── Records provided ──

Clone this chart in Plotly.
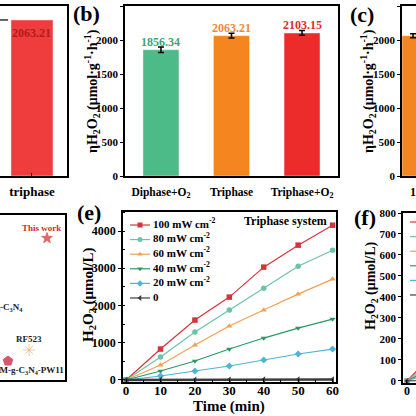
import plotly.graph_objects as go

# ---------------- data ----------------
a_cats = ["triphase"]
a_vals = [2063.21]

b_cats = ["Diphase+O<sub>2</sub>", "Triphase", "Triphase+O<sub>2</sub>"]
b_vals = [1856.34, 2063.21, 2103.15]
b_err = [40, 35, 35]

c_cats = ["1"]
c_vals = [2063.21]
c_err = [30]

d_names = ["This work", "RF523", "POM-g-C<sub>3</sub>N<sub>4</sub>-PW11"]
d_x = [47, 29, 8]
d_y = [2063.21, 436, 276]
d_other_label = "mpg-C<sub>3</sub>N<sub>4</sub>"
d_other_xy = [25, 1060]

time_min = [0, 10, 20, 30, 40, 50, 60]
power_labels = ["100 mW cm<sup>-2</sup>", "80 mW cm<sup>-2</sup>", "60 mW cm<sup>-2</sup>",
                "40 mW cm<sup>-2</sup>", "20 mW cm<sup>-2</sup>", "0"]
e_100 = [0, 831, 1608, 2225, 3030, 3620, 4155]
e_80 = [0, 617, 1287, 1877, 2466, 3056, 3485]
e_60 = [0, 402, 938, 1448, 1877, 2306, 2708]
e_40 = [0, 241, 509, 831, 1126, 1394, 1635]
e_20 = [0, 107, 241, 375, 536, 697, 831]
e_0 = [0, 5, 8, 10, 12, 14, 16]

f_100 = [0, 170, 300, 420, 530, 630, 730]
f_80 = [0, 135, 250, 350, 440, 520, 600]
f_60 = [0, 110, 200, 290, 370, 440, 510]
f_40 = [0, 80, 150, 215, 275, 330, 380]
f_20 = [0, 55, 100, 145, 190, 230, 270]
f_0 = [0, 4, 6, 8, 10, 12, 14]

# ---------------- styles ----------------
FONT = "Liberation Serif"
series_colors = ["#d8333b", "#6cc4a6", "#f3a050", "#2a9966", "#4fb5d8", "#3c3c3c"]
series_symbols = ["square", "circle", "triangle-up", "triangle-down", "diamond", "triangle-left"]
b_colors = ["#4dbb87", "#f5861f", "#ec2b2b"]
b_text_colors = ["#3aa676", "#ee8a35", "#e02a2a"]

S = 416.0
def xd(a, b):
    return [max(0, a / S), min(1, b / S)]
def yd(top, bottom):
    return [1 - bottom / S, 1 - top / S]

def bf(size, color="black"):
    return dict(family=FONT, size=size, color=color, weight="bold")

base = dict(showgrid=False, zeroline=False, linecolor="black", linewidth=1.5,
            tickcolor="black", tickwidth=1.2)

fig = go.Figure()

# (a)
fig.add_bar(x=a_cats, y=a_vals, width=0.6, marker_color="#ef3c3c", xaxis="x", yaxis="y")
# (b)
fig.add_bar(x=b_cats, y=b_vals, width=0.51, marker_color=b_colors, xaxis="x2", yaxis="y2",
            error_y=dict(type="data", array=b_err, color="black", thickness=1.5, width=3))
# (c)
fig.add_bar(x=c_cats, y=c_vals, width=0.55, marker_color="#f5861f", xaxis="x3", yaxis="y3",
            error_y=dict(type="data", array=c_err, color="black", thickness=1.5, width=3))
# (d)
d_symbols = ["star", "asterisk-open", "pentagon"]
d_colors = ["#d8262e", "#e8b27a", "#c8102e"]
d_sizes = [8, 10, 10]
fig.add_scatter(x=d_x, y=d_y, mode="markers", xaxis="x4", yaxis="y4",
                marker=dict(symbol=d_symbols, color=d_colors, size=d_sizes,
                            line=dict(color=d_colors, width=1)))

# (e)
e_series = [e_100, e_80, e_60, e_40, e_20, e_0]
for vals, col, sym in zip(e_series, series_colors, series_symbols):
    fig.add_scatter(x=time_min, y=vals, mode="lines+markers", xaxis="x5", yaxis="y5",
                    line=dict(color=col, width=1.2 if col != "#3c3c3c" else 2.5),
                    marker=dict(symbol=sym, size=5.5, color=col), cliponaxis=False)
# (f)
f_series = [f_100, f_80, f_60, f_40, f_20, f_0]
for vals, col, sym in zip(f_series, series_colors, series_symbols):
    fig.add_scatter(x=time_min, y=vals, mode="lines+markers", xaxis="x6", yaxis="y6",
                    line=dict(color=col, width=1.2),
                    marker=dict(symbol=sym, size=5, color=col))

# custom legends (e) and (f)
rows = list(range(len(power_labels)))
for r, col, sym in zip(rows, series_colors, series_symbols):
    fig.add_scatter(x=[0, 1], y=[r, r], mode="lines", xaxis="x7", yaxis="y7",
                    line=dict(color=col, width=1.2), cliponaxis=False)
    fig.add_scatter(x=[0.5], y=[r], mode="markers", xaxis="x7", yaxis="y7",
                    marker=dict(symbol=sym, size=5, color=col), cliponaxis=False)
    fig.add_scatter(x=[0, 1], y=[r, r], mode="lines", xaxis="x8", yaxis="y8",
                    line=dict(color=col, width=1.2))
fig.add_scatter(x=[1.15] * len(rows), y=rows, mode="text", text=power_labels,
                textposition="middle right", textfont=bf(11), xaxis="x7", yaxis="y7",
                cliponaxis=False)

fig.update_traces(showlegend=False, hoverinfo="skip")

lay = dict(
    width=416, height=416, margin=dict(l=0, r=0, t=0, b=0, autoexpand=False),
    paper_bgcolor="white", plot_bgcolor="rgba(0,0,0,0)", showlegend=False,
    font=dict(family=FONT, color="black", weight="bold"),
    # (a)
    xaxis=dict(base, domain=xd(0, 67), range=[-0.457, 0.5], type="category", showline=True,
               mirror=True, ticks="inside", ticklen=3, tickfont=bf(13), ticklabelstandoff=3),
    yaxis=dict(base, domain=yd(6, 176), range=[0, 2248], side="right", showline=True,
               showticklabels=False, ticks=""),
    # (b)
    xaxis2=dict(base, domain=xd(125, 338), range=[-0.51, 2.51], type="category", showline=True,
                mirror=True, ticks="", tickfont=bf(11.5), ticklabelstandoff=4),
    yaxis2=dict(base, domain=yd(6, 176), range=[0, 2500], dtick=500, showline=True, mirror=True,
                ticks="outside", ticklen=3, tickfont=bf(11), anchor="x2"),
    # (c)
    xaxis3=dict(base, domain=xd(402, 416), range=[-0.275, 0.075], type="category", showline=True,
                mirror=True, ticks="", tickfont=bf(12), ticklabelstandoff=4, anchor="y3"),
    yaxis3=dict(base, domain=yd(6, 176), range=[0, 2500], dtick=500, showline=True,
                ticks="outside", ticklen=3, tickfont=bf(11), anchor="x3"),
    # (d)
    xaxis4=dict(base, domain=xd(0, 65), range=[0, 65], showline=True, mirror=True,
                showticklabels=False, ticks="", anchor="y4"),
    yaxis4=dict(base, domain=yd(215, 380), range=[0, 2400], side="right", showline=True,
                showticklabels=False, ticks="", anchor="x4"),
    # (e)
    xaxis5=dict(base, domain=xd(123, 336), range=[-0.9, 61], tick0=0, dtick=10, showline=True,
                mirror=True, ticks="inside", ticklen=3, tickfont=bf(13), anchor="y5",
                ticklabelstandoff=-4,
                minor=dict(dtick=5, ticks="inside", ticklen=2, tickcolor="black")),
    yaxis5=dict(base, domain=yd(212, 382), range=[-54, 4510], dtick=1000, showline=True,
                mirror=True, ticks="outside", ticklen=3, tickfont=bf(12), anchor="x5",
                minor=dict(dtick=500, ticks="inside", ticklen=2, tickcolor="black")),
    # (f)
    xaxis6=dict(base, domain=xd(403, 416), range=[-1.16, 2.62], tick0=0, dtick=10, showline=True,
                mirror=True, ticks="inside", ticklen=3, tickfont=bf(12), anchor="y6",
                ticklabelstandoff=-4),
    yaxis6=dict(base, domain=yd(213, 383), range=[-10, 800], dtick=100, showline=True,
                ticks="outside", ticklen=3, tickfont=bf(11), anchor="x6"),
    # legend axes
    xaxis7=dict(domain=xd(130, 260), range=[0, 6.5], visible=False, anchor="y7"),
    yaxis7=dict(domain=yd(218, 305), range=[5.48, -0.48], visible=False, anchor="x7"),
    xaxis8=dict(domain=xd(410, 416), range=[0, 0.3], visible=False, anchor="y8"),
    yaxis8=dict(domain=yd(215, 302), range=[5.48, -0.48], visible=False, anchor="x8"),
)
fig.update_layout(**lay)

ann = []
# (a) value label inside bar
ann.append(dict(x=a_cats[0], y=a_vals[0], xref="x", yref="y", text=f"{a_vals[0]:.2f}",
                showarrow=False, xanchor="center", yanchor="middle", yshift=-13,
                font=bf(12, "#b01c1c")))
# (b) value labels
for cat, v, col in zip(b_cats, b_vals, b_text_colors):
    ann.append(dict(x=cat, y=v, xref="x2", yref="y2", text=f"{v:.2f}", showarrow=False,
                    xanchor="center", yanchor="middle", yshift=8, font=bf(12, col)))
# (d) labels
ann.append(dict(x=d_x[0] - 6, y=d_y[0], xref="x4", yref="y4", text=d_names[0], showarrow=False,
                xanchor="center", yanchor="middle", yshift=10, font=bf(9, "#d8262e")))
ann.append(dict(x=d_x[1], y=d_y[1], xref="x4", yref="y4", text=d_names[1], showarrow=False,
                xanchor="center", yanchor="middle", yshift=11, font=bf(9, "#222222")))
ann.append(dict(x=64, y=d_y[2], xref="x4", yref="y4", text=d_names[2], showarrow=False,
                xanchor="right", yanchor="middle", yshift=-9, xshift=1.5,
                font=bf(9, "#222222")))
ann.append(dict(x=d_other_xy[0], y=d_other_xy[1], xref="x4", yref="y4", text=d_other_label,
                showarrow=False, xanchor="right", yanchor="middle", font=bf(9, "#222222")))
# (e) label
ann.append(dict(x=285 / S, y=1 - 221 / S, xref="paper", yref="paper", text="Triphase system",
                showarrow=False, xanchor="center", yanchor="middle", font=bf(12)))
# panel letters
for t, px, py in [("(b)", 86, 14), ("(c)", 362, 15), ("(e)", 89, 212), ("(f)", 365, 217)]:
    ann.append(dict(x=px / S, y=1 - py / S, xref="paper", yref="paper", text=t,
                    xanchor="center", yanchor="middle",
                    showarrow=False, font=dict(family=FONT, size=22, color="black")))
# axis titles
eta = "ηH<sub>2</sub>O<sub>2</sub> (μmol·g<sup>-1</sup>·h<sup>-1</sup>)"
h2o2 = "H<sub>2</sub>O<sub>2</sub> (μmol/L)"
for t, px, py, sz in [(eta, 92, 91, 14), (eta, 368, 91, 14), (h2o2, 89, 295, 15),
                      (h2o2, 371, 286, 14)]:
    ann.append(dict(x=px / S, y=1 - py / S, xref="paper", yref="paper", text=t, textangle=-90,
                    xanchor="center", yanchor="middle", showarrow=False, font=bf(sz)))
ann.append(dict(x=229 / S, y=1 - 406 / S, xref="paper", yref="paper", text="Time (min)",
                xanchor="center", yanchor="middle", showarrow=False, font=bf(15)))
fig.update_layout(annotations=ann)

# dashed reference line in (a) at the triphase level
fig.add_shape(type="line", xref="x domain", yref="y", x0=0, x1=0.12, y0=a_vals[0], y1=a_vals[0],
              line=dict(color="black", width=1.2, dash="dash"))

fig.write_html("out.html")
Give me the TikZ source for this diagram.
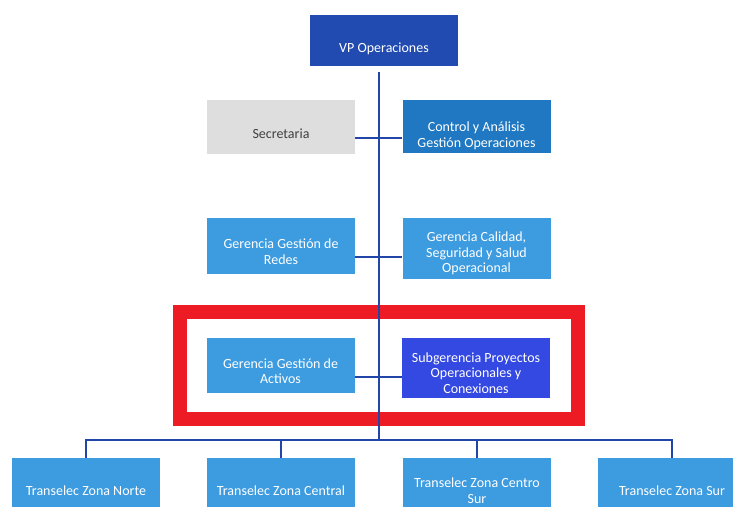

───

Begin at the first line of the entries above and return each line exactly, stopping after the line that contains "a_vals = [2063.21]". Pictures do not belong in the copy.

**Written reply:**
Clone this chart in Plotly.
import plotly.graph_objects as go

# ---------------- data ----------------
a_cats = ["triphase"]
a_vals = [2063.21]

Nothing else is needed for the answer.